With about 10 individuals clad in safety vests, motorists were stopped in each direction between the tracks and the intersection that includes Brunswick and Charles streets. All were given information pertaining to Operation Lifesaver and safety tips.

“Can you make the grade?” asked one of the volunteers as he handed out a pamphlet that features a quiz with multiple choice and true or false questions.

Cormier said many motorists, although they may not stop directly on the railway tracks, still don’t park far enough back.

“Some stop and if the bar were to come down, their vehicle would be under it,” he said. “It’s all about awareness.”

Truro Police Service inspector Rob Hearn said the department was eager to participate when contacted by Operation Lifesaver.

“The town is basically cut off in half when we have a train come through, so we’re always concerned about motorist and pedestrian safety,” Hearn said.

“We wanted to be there to help advise residents on those safety issues they need to know in respect to railroad safety.”

Operation Lifesaver has been in existence for 30 years, educating Canadians about public rail safety.

The Nova Scotia branch travels throughout the province and works with local law enforcement, as well as the larger organizations such as CN Police.

For more information on safety tips, including what the various signs pertaining to railway crossing mean, visit www.operationlifesaver.ca or visit the organization’s Facebook page at www.facebook.com/oplifesaver.

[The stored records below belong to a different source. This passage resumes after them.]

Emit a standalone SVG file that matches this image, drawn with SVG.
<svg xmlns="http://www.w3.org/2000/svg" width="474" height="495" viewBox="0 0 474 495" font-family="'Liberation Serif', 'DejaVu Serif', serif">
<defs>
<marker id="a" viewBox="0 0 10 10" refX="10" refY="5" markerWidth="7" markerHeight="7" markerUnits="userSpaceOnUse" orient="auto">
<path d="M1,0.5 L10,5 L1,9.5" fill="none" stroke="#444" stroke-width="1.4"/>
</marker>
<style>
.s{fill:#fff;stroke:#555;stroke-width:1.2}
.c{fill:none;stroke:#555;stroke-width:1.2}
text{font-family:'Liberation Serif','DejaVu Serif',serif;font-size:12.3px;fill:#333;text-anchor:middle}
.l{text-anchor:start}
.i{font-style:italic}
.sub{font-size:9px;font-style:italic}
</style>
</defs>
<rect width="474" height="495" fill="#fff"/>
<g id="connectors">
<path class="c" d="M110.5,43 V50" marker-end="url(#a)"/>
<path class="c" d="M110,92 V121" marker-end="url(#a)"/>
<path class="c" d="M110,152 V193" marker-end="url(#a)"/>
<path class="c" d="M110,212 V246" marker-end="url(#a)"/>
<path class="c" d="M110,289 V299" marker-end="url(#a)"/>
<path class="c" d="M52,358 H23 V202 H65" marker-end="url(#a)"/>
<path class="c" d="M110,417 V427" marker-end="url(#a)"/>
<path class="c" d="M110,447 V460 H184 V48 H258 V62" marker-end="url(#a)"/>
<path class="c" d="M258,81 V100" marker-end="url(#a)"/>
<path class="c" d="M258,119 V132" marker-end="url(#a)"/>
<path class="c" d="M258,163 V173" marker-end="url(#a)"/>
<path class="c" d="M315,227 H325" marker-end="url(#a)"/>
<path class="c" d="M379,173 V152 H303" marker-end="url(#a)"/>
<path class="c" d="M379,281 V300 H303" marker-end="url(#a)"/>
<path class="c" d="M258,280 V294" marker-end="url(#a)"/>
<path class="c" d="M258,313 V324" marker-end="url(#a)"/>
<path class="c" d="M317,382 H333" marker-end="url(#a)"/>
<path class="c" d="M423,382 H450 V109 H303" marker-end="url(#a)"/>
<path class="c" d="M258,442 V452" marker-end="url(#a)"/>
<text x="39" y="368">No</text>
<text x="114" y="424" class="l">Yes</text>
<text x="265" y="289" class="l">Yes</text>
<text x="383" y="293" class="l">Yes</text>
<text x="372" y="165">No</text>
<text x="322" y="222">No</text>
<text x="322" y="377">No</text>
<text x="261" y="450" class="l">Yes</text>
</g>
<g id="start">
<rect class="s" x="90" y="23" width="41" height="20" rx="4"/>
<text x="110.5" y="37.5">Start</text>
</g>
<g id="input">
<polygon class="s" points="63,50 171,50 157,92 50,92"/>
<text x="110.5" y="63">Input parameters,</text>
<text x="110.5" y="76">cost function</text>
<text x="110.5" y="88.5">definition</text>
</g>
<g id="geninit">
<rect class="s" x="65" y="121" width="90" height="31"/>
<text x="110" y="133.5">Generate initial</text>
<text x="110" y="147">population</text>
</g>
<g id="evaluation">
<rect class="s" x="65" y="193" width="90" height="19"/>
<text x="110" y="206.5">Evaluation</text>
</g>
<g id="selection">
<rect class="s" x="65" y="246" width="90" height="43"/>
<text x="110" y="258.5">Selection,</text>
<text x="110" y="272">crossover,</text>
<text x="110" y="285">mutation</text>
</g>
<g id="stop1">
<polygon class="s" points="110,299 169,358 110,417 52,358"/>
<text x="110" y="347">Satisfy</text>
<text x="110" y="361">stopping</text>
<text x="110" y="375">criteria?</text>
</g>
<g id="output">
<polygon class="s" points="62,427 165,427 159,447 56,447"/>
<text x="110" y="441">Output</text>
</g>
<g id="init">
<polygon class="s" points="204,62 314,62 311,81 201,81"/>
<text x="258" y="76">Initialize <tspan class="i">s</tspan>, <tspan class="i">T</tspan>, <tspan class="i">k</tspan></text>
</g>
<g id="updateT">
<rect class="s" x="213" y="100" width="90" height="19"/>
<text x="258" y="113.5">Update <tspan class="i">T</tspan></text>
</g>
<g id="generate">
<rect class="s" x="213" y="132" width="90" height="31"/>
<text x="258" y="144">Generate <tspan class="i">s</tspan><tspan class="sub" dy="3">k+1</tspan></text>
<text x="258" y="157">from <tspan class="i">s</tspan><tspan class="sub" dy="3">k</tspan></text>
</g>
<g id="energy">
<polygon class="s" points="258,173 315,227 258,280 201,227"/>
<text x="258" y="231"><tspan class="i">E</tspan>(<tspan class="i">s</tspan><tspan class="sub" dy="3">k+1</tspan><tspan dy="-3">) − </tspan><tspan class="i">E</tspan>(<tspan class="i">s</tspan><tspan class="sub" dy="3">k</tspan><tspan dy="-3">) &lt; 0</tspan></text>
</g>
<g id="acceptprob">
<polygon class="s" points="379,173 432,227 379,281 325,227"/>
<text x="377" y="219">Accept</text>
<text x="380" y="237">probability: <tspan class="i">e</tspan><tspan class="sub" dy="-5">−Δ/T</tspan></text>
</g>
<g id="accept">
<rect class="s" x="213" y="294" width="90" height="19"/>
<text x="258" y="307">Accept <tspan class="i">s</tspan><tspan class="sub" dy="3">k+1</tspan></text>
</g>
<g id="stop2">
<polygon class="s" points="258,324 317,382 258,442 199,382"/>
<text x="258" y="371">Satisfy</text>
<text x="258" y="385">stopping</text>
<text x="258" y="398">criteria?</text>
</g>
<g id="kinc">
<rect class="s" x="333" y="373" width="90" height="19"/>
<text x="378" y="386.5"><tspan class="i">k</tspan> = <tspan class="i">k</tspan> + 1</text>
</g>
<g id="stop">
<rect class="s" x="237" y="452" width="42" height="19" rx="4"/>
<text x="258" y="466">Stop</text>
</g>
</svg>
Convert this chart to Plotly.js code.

There is also a site for kids at www.olkids.ca.

rtetanish@trurodaily.com

Twitter: @TDNRaissa

 

Some safety tips at highway/railway crossings:

-      Expect a train on any track at any time – day or night

-      Never get trapped on a crossing. Wait on the approach until you are sure you can clear the crossing completely.

-      When the last car passes, do not proceed until you are sure there is no train coming on another track, in the same or opposite direction.

-      Never drive around the gates. If the gate is down, or in the process of being raised or lowered, do not cross the tracks.

-      Never race a train to the crossing.

-      If your vehicle stalls on a crossing, get all occupants out immediately and move at least 30 metres away. This will reduce the chances of being struck by flying debris if the train hits the stalled vehicle.